A generator functions as a machine that converts mechanical energy into usable electrical power, relying on an internal combustion engine to drive the alternator. This process makes the selection of fuel a primary factor in both the unit’s operation and its overall performance profile. Different generator applications, such as small portable units for recreational use or large fixed systems for whole-house backup, necessitate distinct fuel sources. The choice of fuel dictates factors like run time, storage logistics, power output capability, and the long-term maintenance requirements of the machine.
Liquid Fuels: Gasoline and Diesel
Gasoline is the most accessible choice, powering many smaller, highly portable generator models due to its high energy density and widespread availability. A major drawback, however, is its limited shelf life, as gasoline begins to degrade quickly through oxidation, especially when containing ethanol blends. Without the addition of a fuel stabilizer, which provides a sacrificial molecule to delay this chemical reaction, typical pump gasoline can start breaking down in less than three months. This degradation creates gums and varnish that can foul the carburetor and fuel lines, necessitating careful fuel management or rotation to maintain engine health.
Diesel fuel offers a more efficient and less volatile option, commonly used in heavy-duty or commercial generators that require long periods of continuous operation. Diesel is less flammable than gasoline, lowering storage risk, and it possesses a higher British Thermal Unit (BTU) content per gallon, resulting in excellent run times and fuel economy. A unique maintenance concern for diesel engines is a condition called “wet stacking,” where unburned fuel, soot, and moisture accumulate in the exhaust system.
Wet stacking typically occurs when the generator is run under a very light load, often less than 30% to 60% of its rated capacity, preventing the engine from reaching its necessary optimal combustion temperature. When this low-temperature operation persists, incomplete combustion allows the dark, oily residue to bypass the exhaust system, signaling a need for the engine to be run under a substantial load. Operators must also consider cold weather, as diesel fuel can experience “gelling,” where paraffin wax components solidify and clog the fuel filters.

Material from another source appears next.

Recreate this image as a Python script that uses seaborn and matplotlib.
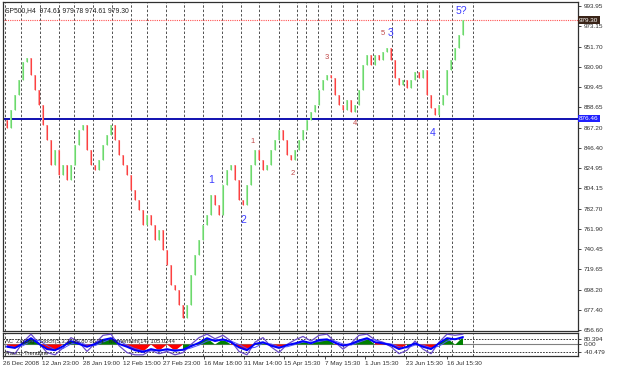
import matplotlib
matplotlib.use("Agg")
import numpy as np
import pandas as pd
import matplotlib.pyplot as plt
import matplotlib.transforms as mtransforms
import seaborn as sns

# --- price data (SP500 H4) ---
first_open = 875.0
closes = [
    866.9, 885.7, 901.3, 916.9, 935.6, 939.8, 922.1, 906.5, 890.9, 870.1,
    854.4, 828.4, 844.0, 818.0, 828.4, 812.8, 828.4, 849.2, 864.8, 870.1,
    844.0, 828.4, 823.2, 833.6, 849.2, 859.6, 870.1, 854.4, 838.8, 828.4,
    818.0, 802.4, 792.0, 781.5, 766.0, 776.3, 766.0, 750.3, 760.7, 739.9,
    724.3, 703.5, 698.3, 682.6, 669.1, 682.6, 713.9, 734.7, 750.3, 766.0,
    776.3, 797.2, 786.8, 776.3, 807.6, 823.2, 828.4, 812.8, 792.0, 786.8,
    807.6, 828.4, 844.0, 833.6, 823.2, 828.4, 844.0, 854.4, 864.8, 854.4,
    838.8, 833.6, 844.0, 854.4, 864.8, 875.3, 883.6, 890.9, 906.5, 916.9,
    922.1, 919.0, 901.3, 890.9, 885.7, 896.1, 883.6, 890.9, 906.5, 932.5,
    942.9, 932.5, 942.9, 937.7, 946.1, 950.2, 937.7, 919.0, 911.7, 916.9,
    908.6, 916.9, 925.2, 919.0, 927.3, 901.3, 887.8, 880.5, 890.9, 901.3,
    927.3, 937.7, 950.2, 963.8, 979.3,
]
last_price = 979.30
level_price = 876.46

# period separators (bar positions)
sep_bars = [-0.5, 3.5, 8.25, 13, 16.75, 21.5, 26.25, 31, 35, 39.75, 44.25, 49,
            53.75, 58.5, 63, 68, 72.5, 74.75, 77.75, 81, 84, 87.5, 91.5, 96.25,
            99.25, 102.5, 105, 108, 111.25, 116.5]

date_ticks = [-1, 8.75, 19, 29, 39, 49.25, 59.25, 69.25, 79.5, 89.5, 99.75, 110]
date_labels = ["26 Dec 2008", "12 Jan 23:00", "28 Jan 19:00", "12 Feb 15:00",
               "27 Feb 23:00", "16 Mar 18:00", "31 Mar 14:00", "15 Apr 15:30",
               "7 May 15:30", "1 Jun 15:30", "23 Jun 15:30", "16 Jul 15:30"]

price_ticks = [993.95, 973.15, 951.70, 930.90, 909.45, 888.65, 867.20, 846.40,
               824.95, 804.15, 782.70, 761.90, 740.45, 719.65, 698.20, 677.40,
               656.60]

# wave count labels
wave_text = ["1", "2", "1", "2", "3", "4", "5", "3", "4", "5?"]
wave_bar = [51, 59, 61.5, 71.5, 80, 87, 94, 96, 106.5, 113.5]
wave_price = [812.8, 771.0, 853.0, 820.0, 940.0, 872.0, 965.0, 966.0, 862.0, 989.0]
wave_color = ["blue", "blue", "red", "red", "red", "red", "red", "blue", "blue", "blue"]

# oscillator sub-window (every 2nd bar)
osc_main = [-0.2, -0.3, 0.1, 0.55, 0.05, -0.4, -0.5, -0.15, 0.3, 0.05,
            -0.2, 0.05, 0.4, 0.55, 0.05, -0.2, -0.5, -0.65, -0.4, -0.55,
            -0.4, -0.55, -0.45, -0.15, 0.15, 0.55, 0.3, 0.45, 0.2, -0.25,
            -0.5, 0.05, 0.2, -0.1, -0.3, -0.05, 0.1, 0.3, 0.1, 0.4,
            0.45, 0.15, -0.1, 0.05, 0.35, 0.55, 0.2, 0.1, -0.05, -0.4,
            -0.2, 0.1, -0.2, -0.4, 0.1, 0.55, 0.45, 0.65]
osc_signal = [-0.1, -0.25, -0.1, 0.3, 0.35, -0.1, -0.45, -0.35, 0.05, 0.2,
              -0.05, -0.1, 0.2, 0.5, 0.3, -0.05, -0.35, -0.55, -0.55, -0.45,
              -0.5, -0.45, -0.5, -0.3, -0.05, 0.3, 0.45, 0.35, 0.3, 0.0,
              -0.35, -0.25, 0.1, 0.05, -0.2, -0.2, 0.0, 0.2, 0.2, 0.25,
              0.4, 0.3, 0.05, -0.05, 0.2, 0.45, 0.4, 0.15, 0.05, -0.2,
              -0.3, -0.05, -0.05, -0.3, -0.15, 0.3, 0.5, 0.55]
osc_stoch = [-0.6, -0.8, 0.2, 0.9, 0.1, -0.7, -0.9, -0.3, 0.6, 0.2,
             -0.6, 0.1, 0.8, 0.9, -0.1, -0.7, -0.9, -0.9, -0.5, -0.8,
             -0.6, -0.9, -0.7, 0.0, 0.6, 0.9, 0.5, 0.8, 0.3, -0.6,
             -0.9, 0.2, 0.6, -0.2, -0.7, 0.0, 0.4, 0.7, 0.3, 0.8,
             0.9, 0.2, -0.4, 0.1, 0.8, 0.9, 0.4, 0.2, -0.2, -0.8,
             -0.5, 0.3, -0.4, -0.8, 0.2, 0.9, 0.8, 0.9]

sns.set_theme(style="white")
plt.rcParams['font.family'] = ['Liberation Sans', 'DejaVu Sans']
FS = 4.6

bars = pd.DataFrame({"close": closes})
bars["open"] = [first_open] + closes[:-1]
bars["bar"] = np.arange(len(bars))
up = bars["close"] >= bars["open"]

fig = plt.figure(figsize=(6.25, 3.66), dpi=100)
fig.patch.set_facecolor("white")
ax = fig.add_axes([3 / 625, 35 / 366, 575 / 625, 329 / 366])
sub = fig.add_axes([3 / 625, 10 / 366, 575 / 625, 23 / 366])

for a in (ax, sub):
    for b in sep_bars:
        a.axvline(b, color="#505050", lw=0.7, ls=(0, (2.5, 2)), zorder=1)
    a.set_xlim(-1, 142.75)
    a.set_facecolor("white")
    for s in a.spines.values():
        s.set_color("#303030")
        s.set_linewidth(0.9)

# candles
for is_up, body, line in ((True, "#a8eca8", "#6cd86c"), (False, "#f6aaaa", "#ff4040")):
    d = bars[up == is_up]
    ax.bar(d["bar"], d["close"] - d["open"], bottom=d["open"], width=0.65,
           color=body, edgecolor="none", zorder=3)
    ax.vlines(d["bar"], d["open"], d["close"], color=line, lw=0.8, zorder=4)

ax.axhline(last_price, color="#ff5050", lw=0.8, ls=(0, (1, 1)), zorder=2)
ax.axhline(level_price, color="#1010b0", lw=1.4, zorder=2)

ax.set_ylim(655.6, 998.1)
ax.yaxis.tick_right()
ax.set_yticks(price_ticks)
ax.set_yticklabels([f"{p:.2f}" for p in price_ticks], fontsize=FS, color="#303030")
ax.tick_params(axis="y", length=2, width=0.6, pad=2, right=True)
ax.set_xticks([])

trans = mtransforms.blended_transform_factory(ax.transAxes, ax.transData)
ax.text(1.002, last_price, f"{last_price:.2f}", transform=trans, fontsize=FS,
        color="white", va="center", ha="left", zorder=6,
        bbox=dict(facecolor="#3a2418", edgecolor="none", pad=0.8))
ax.text(1.002, level_price, f"{level_price:.2f}", transform=trans, fontsize=FS,
        color="white", va="center", ha="left", zorder=6,
        bbox=dict(facecolor="#2020ff", edgecolor="none", pad=0.8))

ax.text(0.004, 0.985, "SP500,H4  974.61 979.78 974.61 979.30", transform=ax.transAxes,
        fontsize=FS + 0.3, color="#202020", va="top", ha="left")

for t, b, p, c in zip(wave_text, wave_bar, wave_price, wave_color):
    if c == "blue":
        ax.text(b, p, t, color="#3c3cff", fontsize=7.5, ha="center", va="center", zorder=5)
    else:
        ax.text(b, p, t, color="#c04848", fontsize=5.5, ha="center", va="center", zorder=5)

# oscillator window
osc = pd.DataFrame({"bar": np.arange(0, 2 * len(osc_main), 2),
                    "main": osc_main, "signal": osc_signal, "stoch": osc_stoch})
sub.set_ylim(-1, 1)
sub.axhline(0.48, color="#202020", lw=0.6, ls=(0, (2, 1.5)), zorder=1)
sub.axhline(-0.65, color="#202020", lw=0.6, ls=(0, (2, 1.5)), zorder=1)
sub.axhline(0.04, color="#808080", lw=0.8, zorder=1)
sub.fill_between(osc["bar"], 0, osc["main"], where=osc["main"] >= osc["signal"],
                 color="#008000", interpolate=True, zorder=2, lw=0)
sub.fill_between(osc["bar"], 0, osc["main"], where=osc["main"] < osc["signal"],
                 color="#ff0000", interpolate=True, zorder=2, lw=0)
sns.lineplot(data=osc, x="bar", y="stoch", ax=sub, color="#6a4cc8", lw=0.9, zorder=3)
sns.lineplot(data=osc, x="bar", y="signal", ax=sub, color="#5050ff", lw=0.7, zorder=3)
sns.lineplot(data=osc, x="bar", y="main", ax=sub, color="#0000ff", lw=1.4, zorder=4)
sub.set_xlabel("")
sub.set_ylabel("")
sub.text(0.003, 0.62, "ΛC  ZigZag   Stoch(5,3,3) 90.80 85.71   Momentum(14) 105.0244",
         transform=sub.transAxes, fontsize=FS - 0.4, color="#202020", va="center", zorder=5)
sub.text(0.003, 0.1, "Fracco-Trendline", transform=sub.transAxes,
         fontsize=FS - 0.4, color="#202020", va="center", zorder=5)

sub.yaxis.tick_right()
sub.set_yticks([0.48, 0.04, -0.65])
sub.set_yticklabels(["80.394", "0.00", "-40.479"], fontsize=FS, color="#303030")
sub.tick_params(axis="y", length=2, width=0.6, pad=2, right=True)
sub.set_xticks(date_ticks)
sub.set_xticklabels(date_labels, fontsize=FS, color="#303030", ha="left")
sub.tick_params(axis="x", length=2, width=0.6, pad=1.5, bottom=True)

fig.savefig("out.png", dpi=100, facecolor="white")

Gaseous Fuels: Propane and Natural Gas
Propane, or Liquefied Petroleum Gas (LPG), is a popular choice for residential standby generators because it can be stored indefinitely in tanks without degradation or the need for stabilizing additives. This fuel is stored under moderate pressure in liquid form, and it vaporizes into a gas before being supplied to the generator engine. While highly convenient for long-term storage, propane has a lower energy density compared to liquid fuels, delivering approximately 91,333 BTUs per gallon.
The lower BTU content of propane means that a generator running on LPG will produce slightly less power output than the identical model running on gasoline or diesel. Propane is readily available in portable cylinders for smaller units or in large, stationary tanks that can be refilled by a delivery service. The limitation with propane is that the generator’s run time is directly dependent on the finite volume of the stored tank.
Natural gas (NG) provides the distinct advantage of an essentially continuous supply, delivered directly from the utility grid via a pipeline. This makes NG the ideal choice for fixed, permanent, whole-house backup systems designed for indeterminate run times during prolonged power outages. Generators utilizing natural gas are fixed installations and cannot be easily relocated due to their necessary connection to a dedicated fuel line.
Natural gas provides the lowest power output of all common generator fuels because its BTU density is significantly lower than that of liquid fuels or propane. Operating the system involves little maintenance concerning fuel storage, as there are no tanks to refill or fuel degradation concerns. However, the system’s reliability is entirely dependent on the integrity of the local utility gas line, which may be vulnerable to disruption during major natural disasters.
Choosing the Right Fuel Type
The decision between fuel types synthesizes the requirements for portability, power, and logistical preparedness. Users prioritizing maximum power output and fuel efficiency for heavy loads often lean toward diesel, while those needing a highly portable, grab-and-go solution tend to prefer gasoline. The trade-off for liquid fuels is the need for active fuel management, either through the use of stabilizers to combat oxidation or by routinely cycling the stored fuel.
Gaseous fuels excel in long-term readiness and convenience, particularly for stationary applications that rely on immediate, extended operation. A natural gas unit offers the highest convenience with its continuous supply, assuming the pipeline service remains intact. Propane provides a highly storable, off-grid solution, requiring only tank monitoring and refill scheduling rather than concerns about fuel spoilage.
When evaluating the cost of operation, it is important to consider not just the price per gallon but the BTU content and the engine’s efficiency in converting that heat energy into electrical power. While the price of propane or natural gas may be lower per unit volume, their lower energy density often means the generator consumes more volume per hour to produce the same wattage. Flexibility in fuel source can be achieved through dual-fuel or tri-fuel generators, which are equipped to run on two or three different fuels, such as gasoline, propane, and natural gas. These multi-fuel options allow an operator to transition between high-density liquid fuel for maximum power and a readily storable gaseous fuel for extended standby operation.